Nick Jordan: Well, actually the idea for Narrative came in my previous role. I ran product and strategy at a company called Tapad, and we had 10 data scientists on staff. Those data scientists were always coming to me as the Head of Product saying, "We need more data. The data that we have is great, but it's not sufficient to build great machine learning or AI models."
When a data scientist asks for that, what they're really looking for is data right out of the ground, something that hasn't gone through someone else's black box—raw data, unfiltered, unaggregated, uninferred, untouched.
A lot of those solutions that you talked about, that have served the ecosystem historically, have touched the data, aggregated the data, and simplified the data in some ways. This makes it easy to use, but also removes some of the value. When you simplify data, you remove the optionality of all of the other things you might want to do with it.
Another way that we think about things is, circa 2010 and before, data really had to be human-scaled. Data was going to be interpreted by a human—it was going to be put into an Excel spreadsheet or maybe an Oracle database if we're really getting complicated.
But with the advent of Hadoop and other big data frameworks and the rise of data science, data now needs to be machine-scale and not human-scale. The types of data, and the size, scale, and utility of data is very different if a human is going to use it versus if a machine is going to use it.
The ecosystem has really grown up to solve the human-scale data problem, but we don't see a lot of people that are solving the machine-scale data problem. That's really where we fit in.
What type of company can benefit from using Narrative?
Joe Apprendi: Is there any specific application that enterprises are adopting today that you're drafting behind, that they have to have this for them to clearly leverage what Narrative has to offer?
Nick Jordan: We find that organizations that have data science, data engineering, or data product teams, are great candidates for us. Almost all of our customers operate a data lake, or a data warehouse, by which they are using the data. Oftentimes, they are taking data from the buy side of our platform and pushing it into those systems.

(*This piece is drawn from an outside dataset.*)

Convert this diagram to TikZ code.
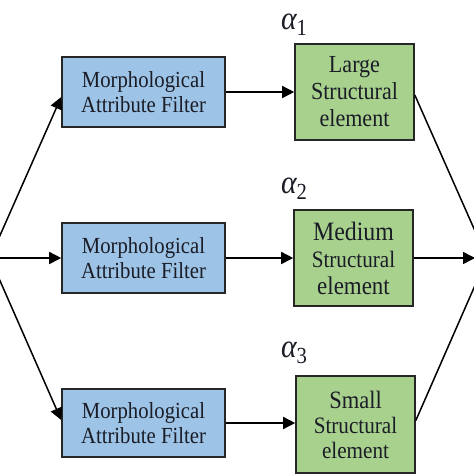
\documentclass[tikz,border=0pt]{standalone}
\usepackage{fontspec}
\setmainfont{Liberation Serif}[FakeStretch=0.9]
\usetikzlibrary{arrows.meta,calc}
\definecolor{mablue}{HTML}{9DC3E6}
\definecolor{magreen}{HTML}{A9D18E}
\definecolor{txt}{HTML}{1A1C26}
\newcommand{\alab}[1]{{\fontsize{33}{33}\selectfont\itshape α}\raisebox{-6pt}{\fontsize{23}{23}\selectfont #1}}
\tikzset{
  blk/.style={draw=black!85, line width=1.6pt, minimum width=163pt, minimum height=70pt,
    fill=mablue, align=center, inner sep=0pt, text=txt, font=\fontsize{23}{25}\selectfont},
  grn/.style={draw=black!85, line width=1.6pt, minimum width=119pt, minimum height=96pt,
    fill=magreen, align=center, inner sep=0pt, text=txt},
  arr/.style={-{Triangle[length=12pt,width=12pt]}, line width=1.5pt, draw=black},
  lin/.style={line width=1.5pt, draw=black},
  alabel/.style={inner sep=0pt, text=txt}
}
\begin{document}
\begin{tikzpicture}[x=1pt,y=-1pt]
\useasboundingbox (0,0) rectangle (474,474);
\clip (0,0) rectangle (474,474);
\fill[white] (0,0) rectangle (474,474);

\coordinate (src) at (-10,258);
\coordinate (dst) at (487,258);
\coordinate (dstin) at (475,258);

\node[blk] (b1) at (143.5,92) {Morphological\\Attribute Filter};
\node[blk] (b2) at (143.5,258) {Morphological\\Attribute Filter};
\node[blk, minimum height=68pt] (b3) at (143.5,423) {Morphological\\Attribute Filter};

\node[grn, font=\fontsize{24.5}{27}\selectfont] (g1) at (354.5,92) {Large\\Structural\\element};
\node[grn, font=\fontsize{24}{27}\selectfont] (g2) at (353.5,258) {{\fontsize{26.5}{27}\selectfont Medium}\\{\fontsize{23.5}{27}\selectfont Structural}\\{\fontsize{25.5}{27}\selectfont element}};
\node[grn, minimum height=97pt, font=\fontsize{23.5}{25}\selectfont] (g3) at (355.5,424.5) {{\fontsize{25}{25}\selectfont Small}\\Structural\\element};

\node[alabel] (a1) at (294,25) {\alab{1}};
\node[alabel] (a2) at (294,189) {\alab{2}};
\node[alabel] (a3) at (294,353) {\alab{3}};

\draw[arr] (src) -- ($(b1.west)+(0,5)$);
\draw[arr] (src) -- (b2.west);
\draw[arr] (src) -- ($(b3.west)+(0,-3)$);

\draw[arr] (b1.east) -- (b1.east -| g1.west);
\draw[arr] (b2.east) -- (g2.west);
\draw[arr] (b3.east) -- (b3.east -| g3.west);

\draw[lin] ($(g1.east)+(0,3)$) -- (dst);
\draw[arr] (g2.east) -- (dstin);
\draw[lin] ($(g3.east)+(0,-4)$) -- (dst);
\end{tikzpicture}
\end{document}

Customers that have CDPs and DMPs and DSPs and all of the other things are also potential candidates, but they really do have to be data savvy. We find that if our customers are looking for an off-the-shelf, easy-button solution, that tends to not be us. We work with more sophisticated organizations that are really trying to upgrade their data strategy overall.
What's the difference between the software and marketplace aspects of the product?
Joe Apprendi: The core of your platform is a marketplace. You've got a buy side that wants to leverage the data for targeting, analytics, or predictive modeling purposes. Then, you've got the sell side that has the data that can inform whatever the buyers are going to do with the data. How do you think about the marketplace versus the software side of your business?
Nick Jordan: If you would have talked to me three years ago about this, I probably would have used the term marketplace a hundred times in the three questions that you've asked. Really, that does sit at the center of our offering. It provides instant liquidity to the buy side and the sell side.
But we've had customers on both sides come to us and say, "We've done a bunch of direct deals, or we plan to do a bunch of direct deals, where we don't need your marketplace, but we still need the tools to manage, optimize, report on, and be compliant on those same deals. Can we use your tools? Can we use your services? Can we use your pipes to do that?" So we started building a bunch of things around the marketplace to make that whole process easier.
You can think of the marketplace as optionally where the rubber meets the road. That's where buying and selling happen, but you can also do deals outside of our marketplace that still flow through our platform.
If you're a procurement team that needs someone to fill out a data security questionnaire, instead of sending them a PDF and then someone filling it out and faxing it back to you, we'll give you a workflow where you can ask the questions you need from a compliance perspective within our software.
If you're a seller that's trying to optimally price what your data is worth, we have pricing and yield optimization tools that you can use before you put data into the marketplace.
If you're a finance team and you just want to see how much money you made last month, and what you're forecasted to make this month, we have tools for the finance team to do that. And then we'll take your actual revenue and push it into your backend systems.
People are really thinking of the SaaS side of our offering as their platform of record for acquisition and monetization.